A garantia, no entanto, contraria o entendimento da Unidade Técnica de Apoio Orçamental (UTAO) que olhou para a subida da receita prevista na taxa de carbono no OE, de mais de 500 milhões de euros. E concluiu que esse valor é, em parte, explicado pelo aumento da procura, como o Governo tem dito. Mas outra parte, a maior, é explicada pela atualização anual da taxa cobrada nos combustíveis. Só assim o Estado poderá aumentar a receita desta taxa para o valor previsto, na leitura dos técnicos parlamentares, como escreveu o Observador.
O puxão de orelhas
Foi a expressão “ladrão” que provocou os protestos de vários deputados no hemiciclo. Na intervenção final pelo Chega, André Ventura fez a sua caracterização do OE: devia dar um “sinal” aos portugueses, mas se anunciou “dar com uma mão”, “tirou” com a outra. Traz “mais multas de trânsito, mais impostos sobre o consumo”. “É um Governo que é tão ladrão” quanto o anterior, disse mesmo. A expressão levou vários deputados a protestar — um deputado do PSD chegou mesmo a levantar-se e, apontando o dedo a Ventura, gritou: “És um mal-criado, pá!” Hugo Soares, líder parlamentar do PSD, pediu-lhe calma.

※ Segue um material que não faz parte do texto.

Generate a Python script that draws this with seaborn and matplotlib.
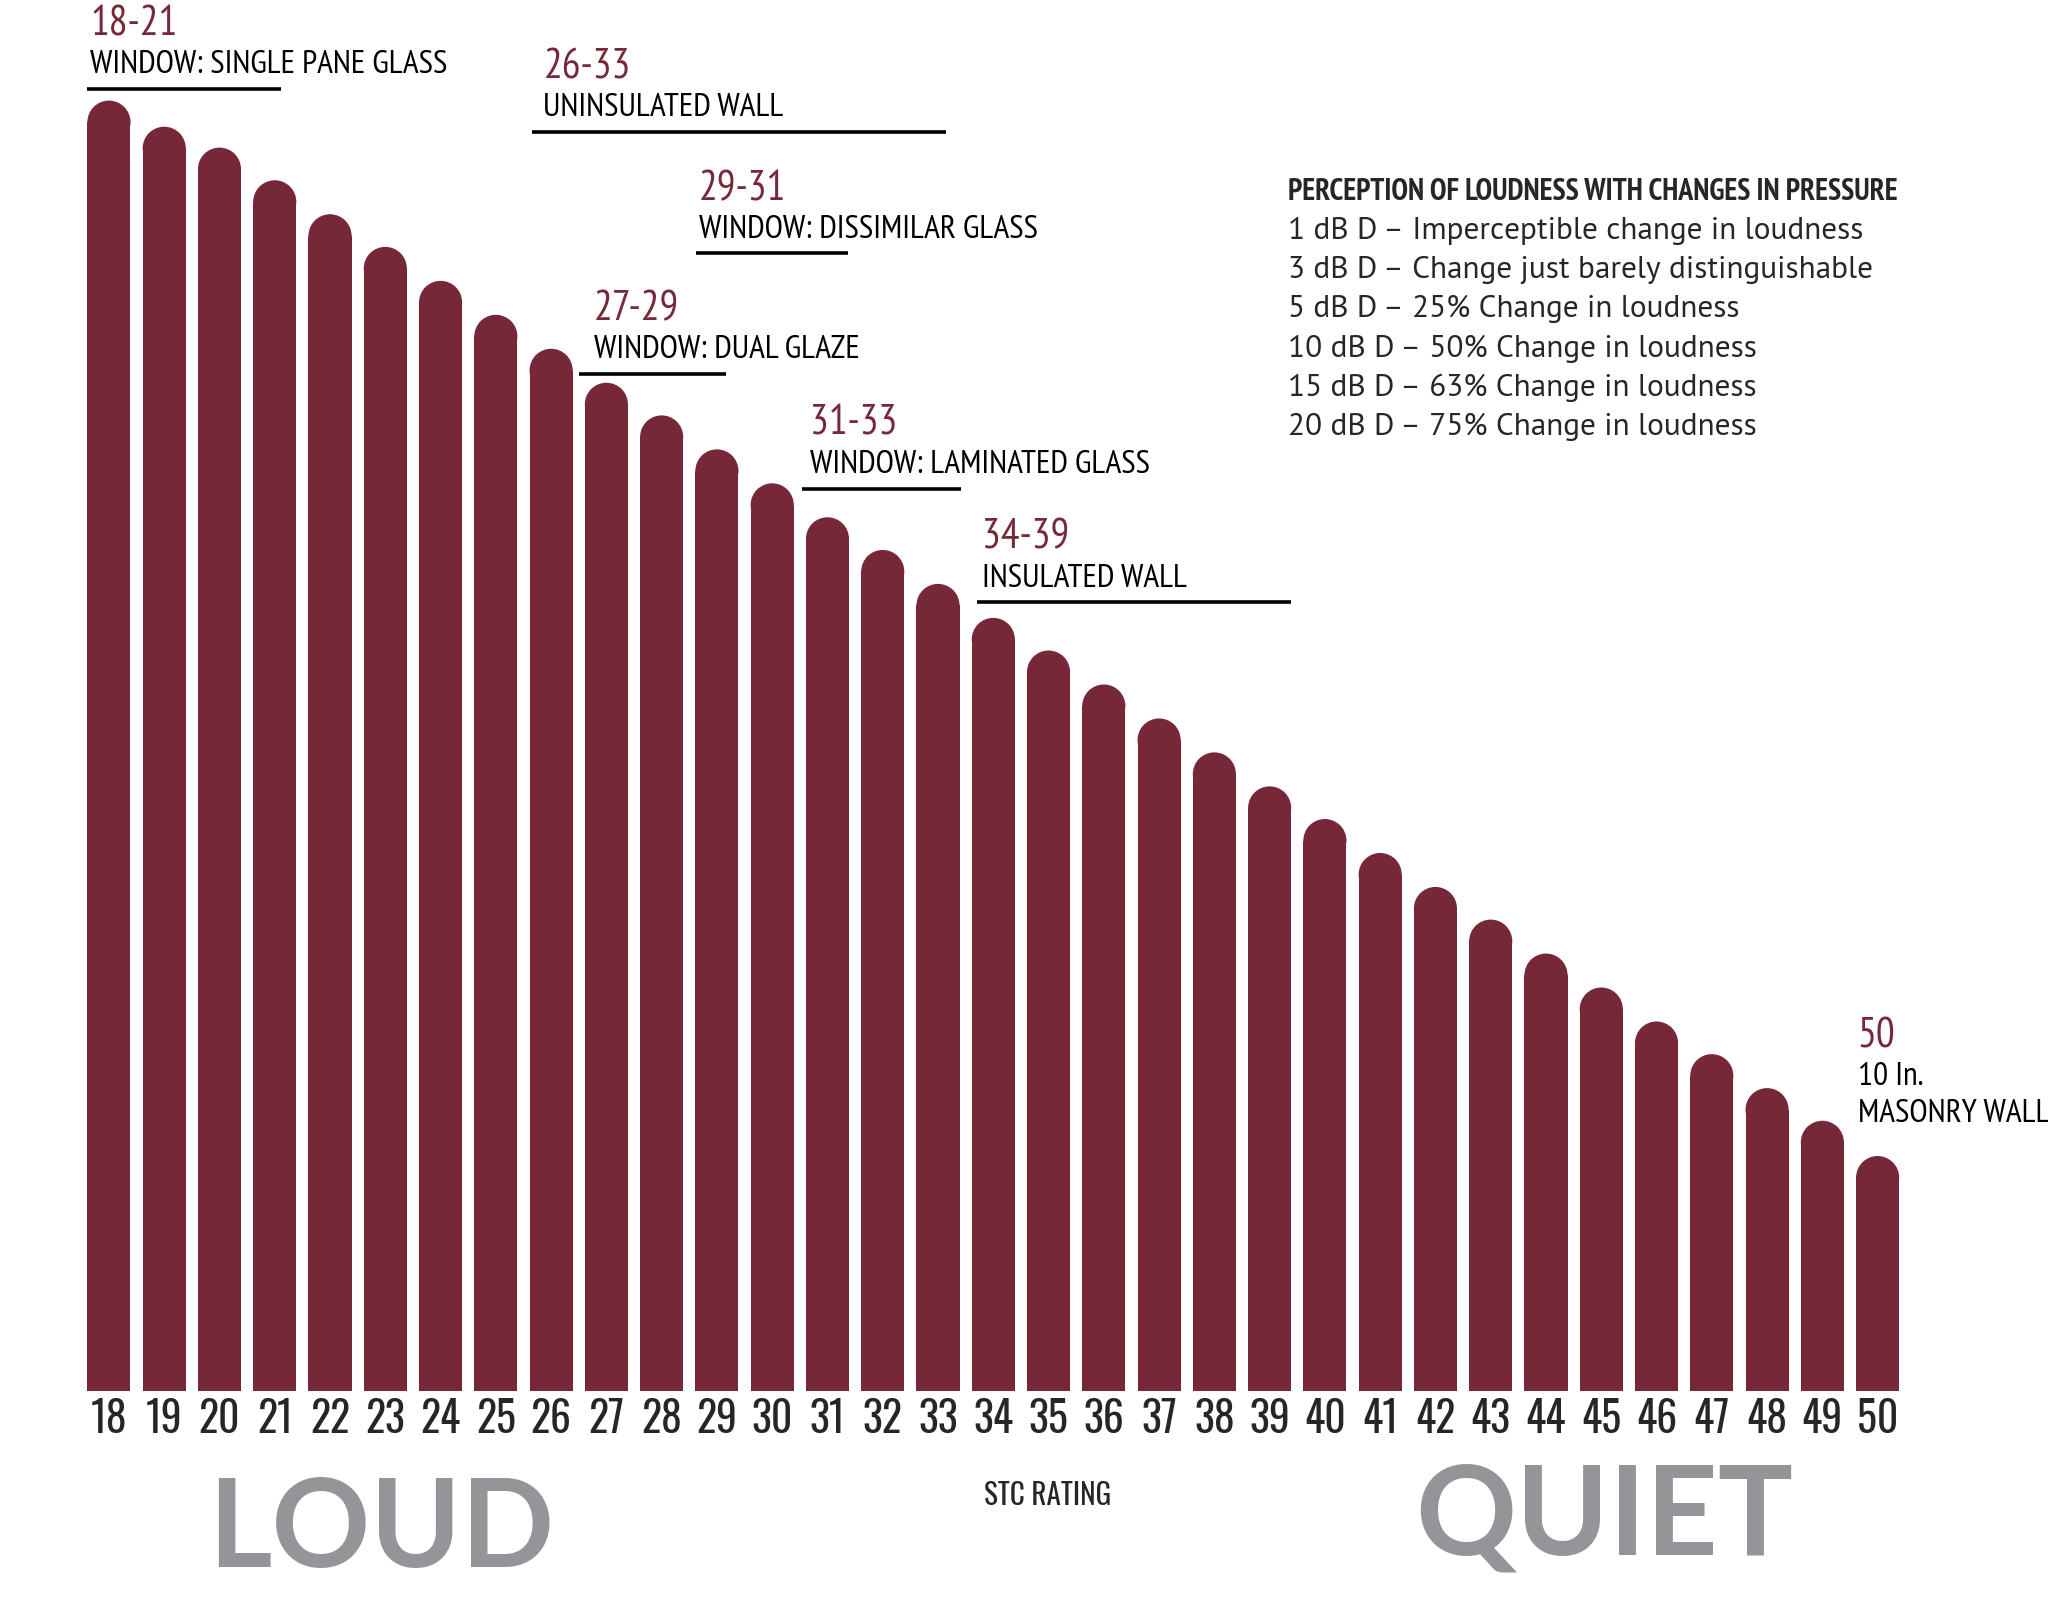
import matplotlib
matplotlib.use("Agg")
import matplotlib.pyplot as plt
from matplotlib.patches import Ellipse
import seaborn as sns
import numpy as np
import pandas as pd

# STC ratings and relative loudness (bar heights)
stc = [str(v) for v in range(18, 51)]
loudness = [988, 968, 952, 927, 901, 876, 850, 824, 798, 772, 747, 721, 695,
            669, 644, 618, 592, 567, 541, 515, 489, 463, 438, 412, 386, 361,
            335, 309, 283, 258, 232, 207, 180]

ranges = ["18-21", "26-33", "29-31", "27-29", "31-33", "34-39"]
captions = ["WINDOW: SINGLE PANE GLASS", "UNINSULATED WALL", "WINDOW: DISSIMILAR GLASS",
            "WINDOW: DUAL GLAZE", "WINDOW: LAMINATED GLASS", "INSULATED WALL"]

legend_title = "PERCEPTION OF LOUDNESS WITH CHANGES IN PRESSURE"
legend_lines = ["1 dB D \u2013 Imperceptible change in loudness",
                "3 dB D \u2013 Change just barely distinguishable",
                "5 dB D \u2013 25% Change in loudness",
                "10 dB D \u2013 50% Change in loudness",
                "15 dB D \u2013 63% Change in loudness",
                "20 dB D \u2013 75% Change in loudness"]

MAROON = "#762839"
GREY = "#939598"
NARROW = ["PT Sans Narrow", "Liberation Sans Narrow", "DejaVu Sans"]
REGULAR = ["PT Sans", "Noto Sans", "DejaVu Sans"]
COND = ["Oswald", "PT Sans Narrow", "DejaVu Sans"]
BIG = ["Lato", "DejaVu Sans"]

sns.set_style("white")
plt.rcParams["font.family"] = NARROW

fig = plt.figure(figsize=(20.48, 16.04), dpi=100)
ax = fig.add_axes([0.0397, 0.1327, 0.8906, 0.8673])
ax.set_xlim(-0.5, 32.5)
ax.set_ylim(0, 1065)

# bar body stops at the centre of a round cap
bar_w = 0.78
px_x = ax.bbox.width / 33
px_y = ax.bbox.height / 1065
cap_r = bar_w * px_x / 2 / px_y

df = pd.DataFrame({"stc": stc, "body": np.array(loudness) - cap_r})
sns.barplot(data=df, x="stc", y="body", color=MAROON, saturation=1,
            width=bar_w, linewidth=0, ax=ax)
for p in list(ax.patches):
    ax.add_patch(Ellipse((p.get_x() + p.get_width() / 2, p.get_height()),
                         p.get_width(), 2 * cap_r, color=MAROON, lw=0))

ax.set_xlim(-0.5, 32.5)
ax.set_ylim(0, 1065)
sns.despine(ax=ax, left=True, bottom=True)
ax.set_yticks([])
ax.set_ylabel("")
ax.set_xticks(range(len(stc)), labels=stc, fontsize=30, family=COND)
ax.tick_params(axis="x", length=0, pad=5)
ax.set_xlabel("STC RATING", fontsize=21, family=COND)
ax.xaxis.set_label_coords(0.5297, -0.075)
ax.xaxis.label.set_va("center")

# range annotations with underline
text_x = [-0.34, 7.86, 10.67, 8.78, 12.68, 15.80]
line_x0 = [-0.39, 7.65, 10.62, 8.50, 12.54, 15.71]
line_x1 = [3.11, 15.14, 13.37, 11.17, 15.42, 21.38]
line_y = [997, 964, 871, 779, 691, 604]
for rng, cap, tx, x0, x1, ly in zip(ranges, captions, text_x, line_x0, line_x1, line_y):
    ax.plot([x0, x1], [ly, ly], color="black", lw=2.6, solid_capstyle="butt", clip_on=False)
    ax.text(tx, ly + 41, rng, color=MAROON, fontsize=30, va="baseline", clip_on=False)
    ax.text(tx, ly + 12, cap, color="black", fontsize=24, va="baseline", clip_on=False)

ax.text(31.64, 263, "50", color=MAROON, fontsize=30, va="baseline", clip_on=False)
ax.text(31.64, 234, "10 In.", color="black", fontsize=24, va="baseline", clip_on=False)
ax.text(31.64, 206, "MASONRY WALL", color="black", fontsize=24, va="baseline", clip_on=False)

# pressure legend
ax.text(0.6615, 0.8563, legend_title, transform=ax.transAxes, fontsize=21.5,
        fontweight="bold", va="baseline")
for i, line in enumerate(legend_lines):
    ax.text(0.6615, 0.8282 - i * 0.02817, line, transform=ax.transAxes,
            fontsize=22.5, family=REGULAR, va="baseline")

fig.text(0.1859, 0.0228, "LOUD", color=GREY, fontsize=88, fontweight="bold",
         family=BIG, ha="center", va="baseline")
fig.text(0.7835, 0.0309, "QUIET", color=GREY, fontsize=90, fontweight="bold",
         family=BIG, ha="center", va="baseline")

fig.savefig("out.png", dpi=100)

E José Pedro Aguiar-Branco viria a apelar à serenidade de todos. Já depois do fim da intervenção, renovou o apelo: disse ter ouvido das bancadas palavras como “escumalha” ou “miseráveis” e gestos que “não são apropriados”; lembrou que há escolas a assistir e que aquele não era um “exemplo de cidadania”; apelou à “contenção” em relação ao “vocabulário inapropriado”; pediu que se tratasse os adversários com “urbanidade” e que se cumprisse o Código de Ética. “Assim, estaremos a prestigiar a Assembleia.”